Best Practices for Accurate q Estimates

• Calibrate Instruments: Ensure temperature probes and thickness gauges are calibrated to minimize measurement errors.
• Account for Contact Resistance: Especially in layered assemblies, imperfect contact surfaces can introduce additional thermal resistance.
• Use Correct Units: Convert temperatures to Kelvin differences when necessary. Even though ΔT is the same in Celsius and Kelvin, mixing units can lead to confusion.
• Consider Transients: Fourier’s law in the form used here applies to steady-state; transient conduction analyses require solving the heat equation with time-dependent terms.

Case Study: Cryogenic Tank Support

In cryogenic applications, stainless steel supports minimize heat leak despite structural loads.
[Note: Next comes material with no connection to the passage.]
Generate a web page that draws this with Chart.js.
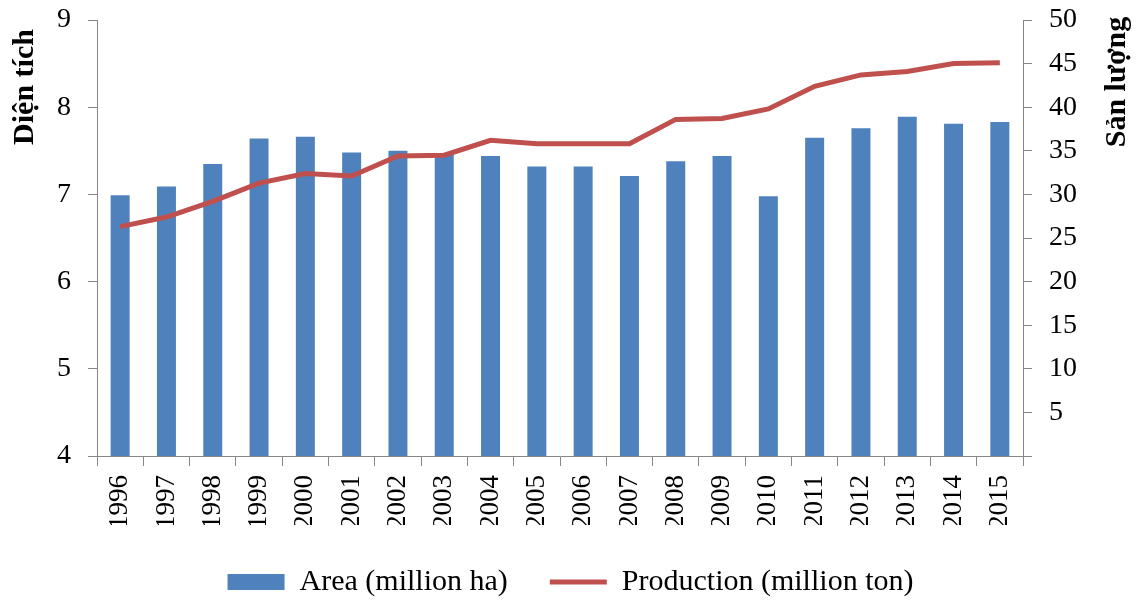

Suppose a support rod has k = 16 W/m·K, area 0.001 m², length 0.25 m, with 295 K ambient and 77 K at the cold end. The conduction heat load per rod is:

q = 16 × 0.001 × (295 − 77) / 0.25 ≈ 13.92 W.

Designers multiply this by the number of supports to quantify total parasitic loads on cryogenic systems, guiding the sizing of refrigeration equipment.

Future Trends in Conduction Engineering

Emerging materials, such as graphene-enhanced composites, aim to combine mechanical strength with tailored conductivity. 3D-printed lattices allow designers to engineer anisotropic pathways, directing heat preferentially. Nanostructured insulators strive for ultra-low conductivity by scattering phonons across interfaces. The ability to precisely calculate q remains central to evaluating these innovations, ensuring they meet performance promises while integrating with existing thermal architectures.

By mastering the fundamentals highlighted above and utilizing precise tools like the conduction calculator, engineers can confidently design systems with predictable thermal behavior. Whether reducing building energy consumption or protecting microprocessors from overheating, accurate estimation of q remains a cornerstone of applied heat transfer.